If ATW is struggling, and having to make up two or even three frames in between each real frame the 970 is outputting, then the textures will appear to get torn up.
You'll be seeing 90fps all the ttime in VR, but some of the frames will be synthetic, not rendered by your 3D card but interpolated from previous frames (ATW, and ASW if you've enabled it in the registry). The actual ED frame rate will likely be much lower than 90 except in space away from planets and stations. ATW is good to insert odd frames, but can really reduce image quality even though it keeps the frame rate you see at 90fps.
If it didn't, you'd probably feel sick pretty soon. :x I'm on a 1080GTX and in/near stations I'm not seeing 90fps, ever.
Try using the Oculus Debug Tool - start it before starting ED. Set the visible Performance HUD to "App Render Timings" and you'll see how many frames your 970 is actually dropping. it will show you the real frame rate the 970 is pumping out, the time it takes to render a single frame (you only have 11ms to render each frame, so render times over 11ms means you're pushing way too much detail)

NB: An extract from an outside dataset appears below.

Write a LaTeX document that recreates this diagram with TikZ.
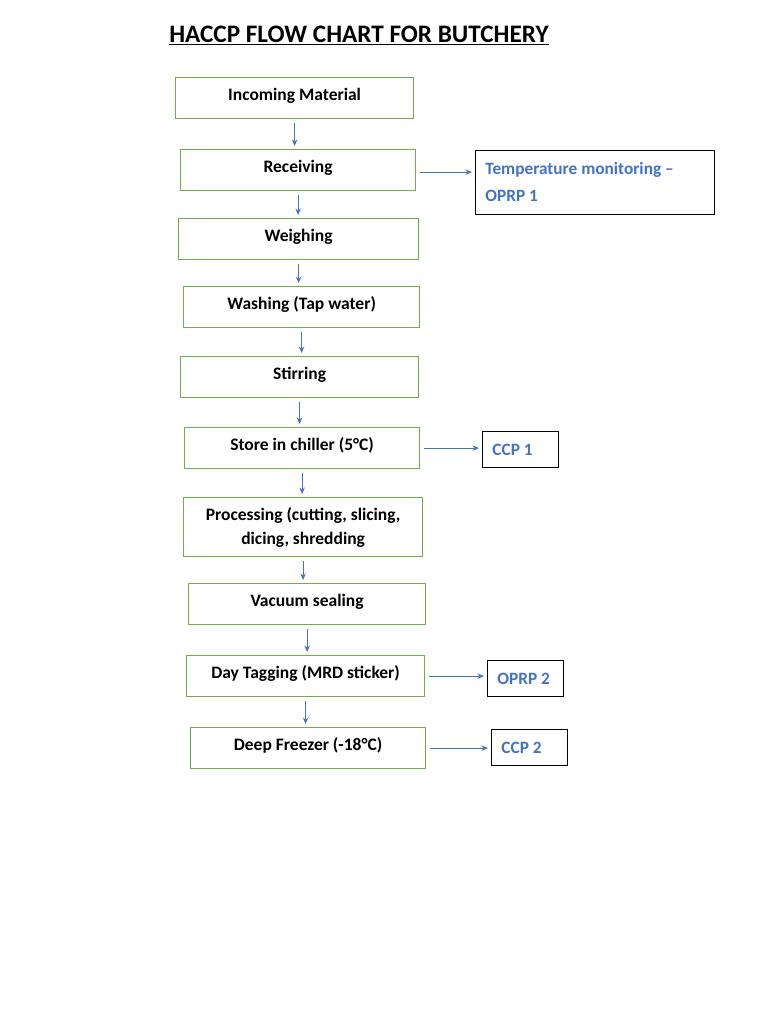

What sort of detail settings, in-game super-sampling (probably 1.0x) and debug tool pixel density (if any) are you using?
You can drop blur, depth of field entirely, and bloom to off or medium, and ambient occlusion to off or low. Shadows to low or medium. You'll see an improvement.
On a 970 I wouldn't expect you to be able to use any pixel densities over 1.0x in the debug tool.
Also, try the in-game supersampling set to 0.85... you might find that improves your frame rate a bit too.